Garrett serves as director of clinic
Most people are used to going to the emergency room if they get sick after the doctors have gone home at the end of the day. For the past year and a half patients have had another choice.
For the past eighteen months, Brewton, East Brewton and the surrounding communities have had another choice. The After Hours Clinic is located inside D.W. McMillan Hospital, only steps away from the Emergency Room.
Gray Garrett, the director of the clinic and a nurse practitioner said they have the best of both worlds to them. They can treat patients with minor problems, but they still have access to all the equipment the hospital has available. If they need a consult with a doctor, there is one on duty in the emergency room.
“The After Hours Clinic was a dream of mind and a few others at the hospital,” she said. “Chris Griffin, Stacy HInes, Bob Ellis and I talked about it for the past several years and we finally got around to opening in 2016.
“I love my job here at the After Hours Clinic,” she added. “I actually like coming to work. We provide service that doesn’t compete against the Brewton Medical Center.”
As doctors are ending their work day, the After Hours Clinic opens its doors in D.W. McMillan Hospital. It is open from 4:30 to 11 p.m. on Mondays through Fridays. Weekend hours are from 10 a.m. until 10 p.m. The waiting time for patients are less than it is in the emergency room and the cost is the same as regular office visits. Check out the clinic’s Facebook page for additional information.
Garrett was born and raised in Mobile. She attended St. Paul’s Episcopal School from kindergarten through high school and graduated from there in 1996.
“I always wanted to go into nursing,” she said. “Firstly, my grandfather was an OB doctor and I wanted to go into medicine too, Then I had a terrible accident when I was 15. My family was staying in a condo on the beach and while I was a pedestrian a car smashed into me. I was thrown into the air, fell on top of the car and then to the ground. I was hurt really badly. My head was okay, but my leg was badly broken. I was in a cast for months. I came away from that wanting to become a nurse myself, because there was no reason I didn’t have more damage. I knew that I was left here on earth for a reason.”
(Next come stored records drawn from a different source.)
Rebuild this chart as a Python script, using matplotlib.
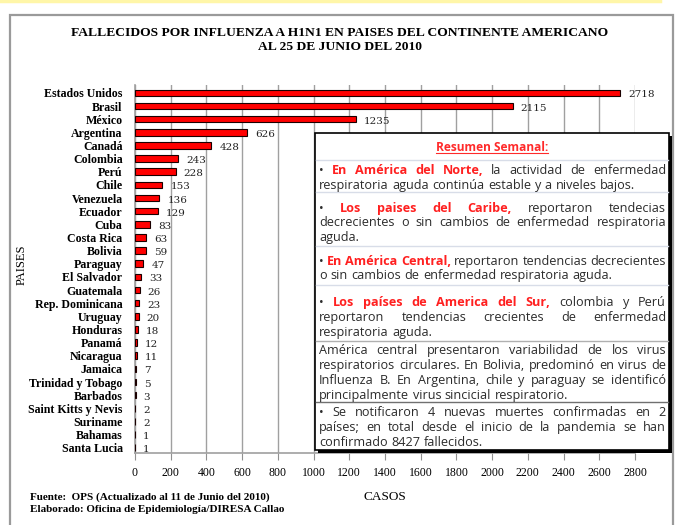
import matplotlib
matplotlib.use('Agg')
import matplotlib.pyplot as plt
import numpy as np
from matplotlib.patches import Rectangle
from matplotlib.lines import Line2D

# datos
paises = ['Estados Unidos', 'Brasil', 'México', 'Argentina', 'Canadá', 'Colombia', 'Perú',
          'Chile', 'Venezuela', 'Ecuador', 'Cuba', 'Costa Rica', 'Bolivia', 'Paraguay',
          'El Salvador', 'Guatemala', 'Rep. Dominicana', 'Uruguay', 'Honduras', 'Panamá',
          'Nicaragua', 'Jamaica', 'Trinidad y Tobago', 'Barbados', 'Saint Kitts y Nevis',
          'Suriname', 'Bahamas', 'Santa Lucia']
fallecidos = [2718, 2115, 1235, 626, 428, 243, 228, 153, 136, 129, 83, 63, 59, 47,
              33, 26, 23, 20, 18, 12, 11, 7, 5, 3, 2, 2, 1, 1]
xticks = list(range(0, 2801, 200))

titulo = 'FALLECIDOS POR INFLUENZA A H1N1 EN PAISES DEL CONTINENTE AMERICANO\nAL 25 DE JUNIO DEL 2010'
fuente = 'Fuente:  OPS (Actualizado al 11 de Junio del 2010)'
elaborado = 'Elaborado: Oficina de Epidemiología/DIRESA Callao'

# texto del recuadro: (texto, palabra roja desde, hasta, justificar)
resumen = [
    ('• En América del Norte, la actividad de enfermedad', 1, 5, True),
    ('respiratoria aguda continúa estable y a niveles bajos.', 0, 0, False),
    ('• Los paises del Caribe, reportaron tendecias', 1, 5, True),
    ('decrecientes o sin cambios de enfermedad respiratoria', 0, 0, True),
    ('aguda.', 0, 0, False),
    ('• En América Central, reportaron tendencias decrecientes', 1, 4, True),
    ('o sin cambios de enfermedad respiratoria aguda.', 0, 0, False),
    ('• Los países de America del Sur, colombia y Perú', 1, 7, True),
    ('reportaron tendencias crecientes de enfermedad', 0, 0, True),
    ('respiratoria aguda.', 0, 0, False),
    ('América central presentaron variabilidad de los virus', 0, 0, True),
    ('respiratorios circulares. En Bolivia, predominó en virus de', 0, 0, True),
    ('Influenza B. En Argentina, chile y paraguay se identificó', 0, 0, True),
    ('principalmente virus sincicial respiratorio.', 0, 0, False),
    ('• Se notificaron 4 nuevas muertes confirmadas en 2', 0, 0, True),
    ('países; en total desde el inicio de la pandemia se han', 0, 0, True),
    ('confirmado 8427 fallecidos.', 0, 0, False),
]
lineas_y = [171, 186, 209, 223, 238, 262, 276, 303, 318, 333, 351, 366, 381, 396, 413, 428, 443]
separadores = [(160, '#d8dde8'), (192, '#d8dde8'), (246, '#d8dde8'), (285, '#d8dde8'),
               (341, '#b0b0b0'), (402, '#707070')]

W, H = 680, 525
fig = plt.figure(figsize=(W / 100, H / 100), dpi=100)
serif = 'Liberation Serif'

def fx(px):
    return px / W

def fy(py):
    return 1 - py / H

# marco exterior
fig.add_artist(Line2D([0, 0.97], [fy(1), fy(1)], color='#fff6a8', lw=2.5))
fig.add_artist(Rectangle((fx(10), -0.05), fx(663), fy(15) + 0.05, fill=False,
                         ec='#9a9a9a', lw=1.6))

fig.text(0.5, fy(40), titulo, ha='center', va='center', family=serif,
         fontweight='bold', fontsize=9.7, linespacing=1.15)

ax = fig.add_axes([fx(135), fy(453), fx(500), fy(85) - fy(453)])
y = np.arange(len(paises))
ax.barh(y, fallecidos, height=0.5, color='#ff0000', edgecolor='#1a0000', lw=0.8, zorder=3)
for yi, v in zip(y, fallecidos):
    ax.text(v + 45, yi + 0.15, str(v), va='center', ha='left', family='DejaVu Serif',
            fontsize=7.5, color='#222222', zorder=4)
ax.set_yticks(y)
ax.set_yticklabels(paises, family=serif, fontweight='bold', fontsize=8.6)
ax.set_ylim(len(paises) - 0.6, -0.6)
ax.set_xlim(0, 2800)
ax.set_xticks(xticks)
ax.set_xticklabels([str(t) for t in xticks], family=serif, fontsize=8.5)
ax.tick_params(axis='y', length=0, pad=9)
ax.tick_params(axis='x', length=5, color='#909090', pad=5)
ax.grid(axis='x', color='#a0a0a0', lw=1, zorder=0)
for s in ['top', 'right']:
    ax.spines[s].set_visible(False)
for s in ['left', 'bottom']:
    ax.spines[s].set_color('#a0a0a0')
    ax.spines[s].set_linewidth(1.2)
ax.set_xlabel('CASOS', family=serif, fontsize=9.5, labelpad=9)
fig.text(fx(22), fy(265), 'PAISES', rotation=90, ha='center', va='center',
         family=serif, fontsize=9)

fig.text(fx(30), fy(497), fuente, family=serif, fontweight='bold', fontsize=8, va='center')
fig.text(fx(30), fy(510), elaborado, family=serif, fontweight='bold', fontsize=8, va='center')

# recuadro de resumen
bx0, by0, bx1, by1 = 315, 133, 669, 450
fig.add_artist(Rectangle((fx(bx0 + 3), fy(by1 + 3)), fx(bx1 - bx0), fy(by0) - fy(by1),
                         fc='black', ec='none', zorder=5))
fig.add_artist(Rectangle((fx(bx0), fy(by1)), fx(bx1 - bx0), fy(by0) - fy(by1),
                         fc='white', ec='black', lw=1.2, zorder=6))
for sy, c in separadores:
    fig.add_artist(Line2D([fx(bx0 + 1), fx(bx1 - 1)], [fy(sy), fy(sy)], color=c, lw=1, zorder=7))

box_font = 'Open Sans'
fs = 9.1
rend = fig.canvas.get_renderer()
h = fig.text(fx((bx0 + bx1) / 2), fy(151), 'Resumen Semanal:', ha='center', va='baseline',
             family=box_font, fontweight='bold', fontsize=8.6, color='#ff2a2a', zorder=8)
bb = h.get_window_extent(rend)
fig.add_artist(Line2D([fx(bb.x0), fx(bb.x1)], [fy(153), fy(153)], color='#ff2a2a', lw=0.8, zorder=8))

xl, xr = 319, 666
for (txt, r0, r1, just), ly in zip(resumen, lineas_y):
    palabras = txt.split(' ')
    objs = []
    for i, p in enumerate(palabras):
        rojo = r0 <= i < r1
        objs.append(fig.text(0, fy(ly + 3), p, va='baseline', ha='left', family=box_font,
                             fontsize=fs, fontweight='bold' if rojo else 'normal',
                             color='#ff2020' if rojo else '#2b2b2b', zorder=8))
    anchos = [o.get_window_extent(rend).width for o in objs]
    if just and len(objs) > 1:
        gap = (xr - xl - sum(anchos)) / (len(objs) - 1)
    else:
        gap = 3.6
    x = xl
    for o, a in zip(objs, anchos):
        o.set_x(fx(x))
        x += a + gap

fig.savefig('out.png', dpi=100)
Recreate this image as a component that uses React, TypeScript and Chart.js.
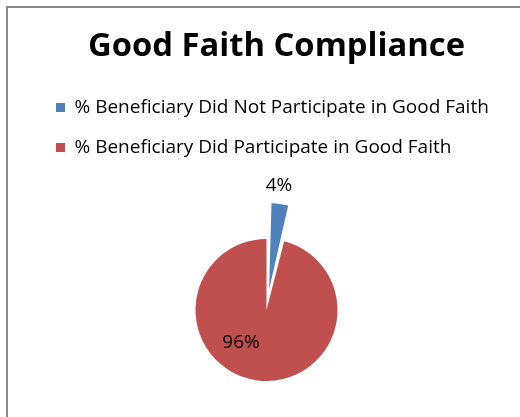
import React, { useEffect, useRef } from "react";
import { Chart, registerables } from "chart.js";

Chart.register(...registerables);

const chartTitle = "Good Faith Compliance";
const categories = [
  "% Beneficiary Did Not Participate in Good Faith",
  "% Beneficiary Did Participate in Good Faith",
];
const shareValues = [4, 96];
const valueLabels = ["4%", "96%"];
const sliceColors = ["#4F81BD", "#C0504D"];

const FONT = "'Open Sans', 'Noto Sans', sans-serif";
const CANVAS_W = 520;
const CANVAS_H = 453;

const framePlugin = {
  id: "frame",
  beforeDraw(chart: any) {
    const ctx = chart.ctx;
    ctx.save();
    ctx.fillStyle = "#ffffff";
    ctx.fillRect(0, 0, chart.width, chart.height);
    ctx.strokeStyle = "#8a8a8a";
    ctx.lineWidth = 2;
    ctx.beginPath();
    ctx.moveTo(7, chart.height);
    ctx.lineTo(7, 7);
    ctx.lineTo(chart.width, 7);
    ctx.stroke();
    ctx.restore();
  },
};

const titlePlugin = {
  id: "customTitle",
  afterDraw(chart: any) {
    const ctx = chart.ctx;
    ctx.save();
    ctx.fillStyle = "#000000";
    ctx.font = `bold 32.75px ${FONT}`;
    ctx.textAlign = "center";
    ctx.textBaseline = "alphabetic";
    ctx.fillText(chartTitle, 276.5, 56);
    ctx.restore();
  },
};

const labelPlacement = [
  { radius: 1.25, angleShift: -2 },
  { radius: 0.58, angleShift: 31 },
];

const labelPlugin = {
  id: "sliceLabels",
  afterDatasetsDraw(chart: any) {
    const ctx = chart.ctx;
    const meta = chart.getDatasetMeta(0);
    ctx.save();
    ctx.fillStyle = "#000000";
    ctx.font = `19px ${FONT}`;
    ctx.textAlign = "center";
    ctx.textBaseline = "middle";
    meta.data.forEach((arc: any, i: number) => {
      const p = arc.getProps(["x", "y", "startAngle", "endAngle", "outerRadius", "circumference"], true);
      const offOpt = arc.options.offset || 0;
      const circ = p.circumference;
      const off = (offOpt / 4) * (1 + (1 - Math.sin(Math.min(Math.PI, circ || 0))));
      const mid = (p.startAngle + p.endAngle) / 2;
      const cx = p.x + Math.cos(mid) * off;
      const cy = p.y + Math.sin(mid) * off;
      const place = labelPlacement[i];
      const a = mid + (place.angleShift * Math.PI) / 180;
      const r = p.outerRadius * place.radius;
      ctx.fillText(valueLabels[i], cx + Math.cos(a) * r, cy + Math.sin(a) * r);
    });
    ctx.restore();
  },
};

export default function App() {
  const ref = useRef<HTMLCanvasElement>(null);
  useEffect(() => {
    if (!ref.current) return;
    const chart = new Chart(ref.current, {
      type: "pie",
      data: {
        labels: categories,
        datasets: [
          {
            data: shareValues,
            backgroundColor: sliceColors,
            borderWidth: 0,
            offset: [82, 0],
            radius: 71,
          } as any,
        ],
      },
      options: {
        animation: false,
        responsive: false,
        maintainAspectRatio: false,
        layout: { padding: { left: 35, right: 22, top: 77, bottom: 0 } },
        plugins: {
          title: { display: false },
          tooltip: { enabled: false },
          legend: {
            display: true,
            position: "top",
            align: "start",
            labels: {
              font: { family: FONT, size: 19 },
              color: "#000000",
              boxWidth: 9,
              boxHeight: 9,
              padding: 21,
            },
          },
        },
      },
      plugins: [framePlugin, titlePlugin, labelPlugin],
    });
    return () => chart.destroy();
  }, []);
  return (
    <div style={{ position: "absolute", left: 0, top: 0, width: 520, height: 417, overflow: "hidden" }}>
      <canvas
        ref={ref}
        width={CANVAS_W}
        height={CANVAS_H}
        style={{ display: "block", width: CANVAS_W, height: CANVAS_H }}
      />
    </div>
  );
}
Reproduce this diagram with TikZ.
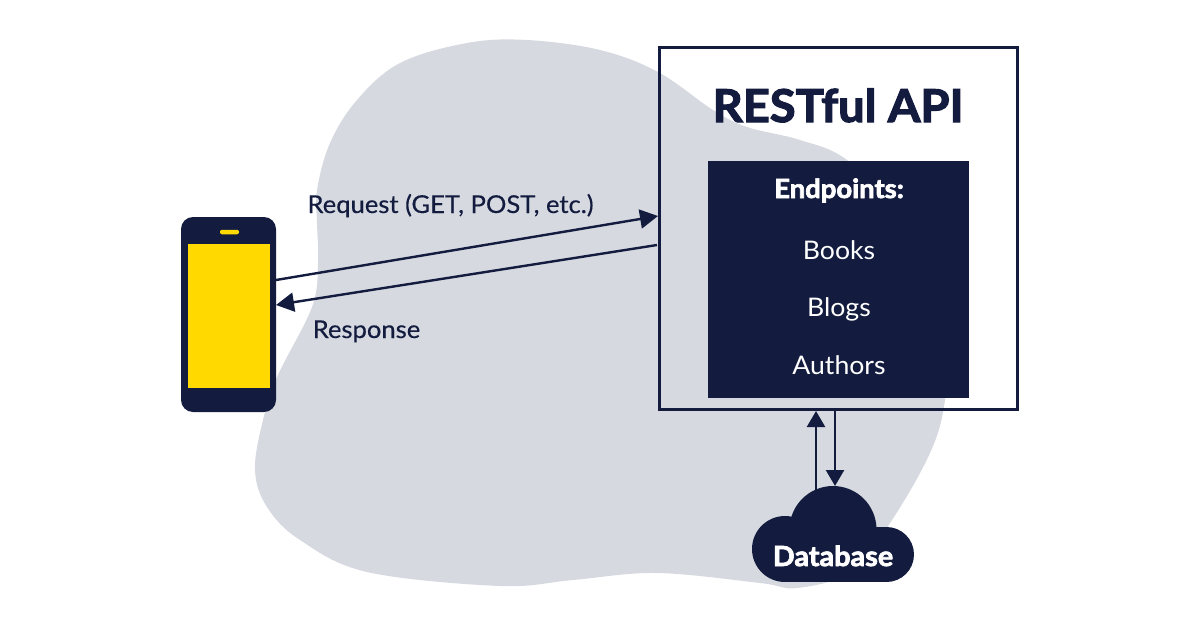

After graduating from high school, Garrett attended the University of Alabama receiving her bachelor of science degree in 2001 and worked for five years at the University of Alabama at Birmingham (UAB).
“While there I decided to go to grad school and I received my master’s degree in nursing and women’s health practice,” she said. “While there I met and married Kirk Garrett who was working at a law firm in Birmingham.”
The two of them moved to Brewton, Kirk’s home town, and she went to work at the Escambia County Health Department. They soon had two sons, Liles (7) and Joe (6) and in August of 2013 she started the nurse practitioner program graduating in December of 2014 with a second master’s degree as a family practitioner.
“I spent some time working in the ER with Dr. Jimmy Adkisson and we talked about the possibility of an after hours clinic,” Garrett said. “We were able to pull it all together and opened the clinic in 2016. It does not compete with the hospital or the Medical Center. We began our work as the doctors are getting through with their regular hours. In the past, people who needed to be seen after that had no place to go except the ER. We give them a place to go that has less waiting time to be seen and they are only a few steps away if they need a doctor or tests that can only be given in the hospital. I have been given the job that I love and I feel like I have found my place.”
More than half of visits to the ER are for non-emergengies.
Those who need to be seen in the ER are if you have a headache, altered mental status, chest pain, fever-infant less than eight weeks, respiratory distress, abdominal pain, fainting, dehydration, seizure, fracture or vision loss. Go to the After Hours Clinic if there is nasal congestion, ear pain, sore throat, cough, minor injury, strain, sprain, skin infection, fever, urinary tract infection, minor burn, flu or wheezing.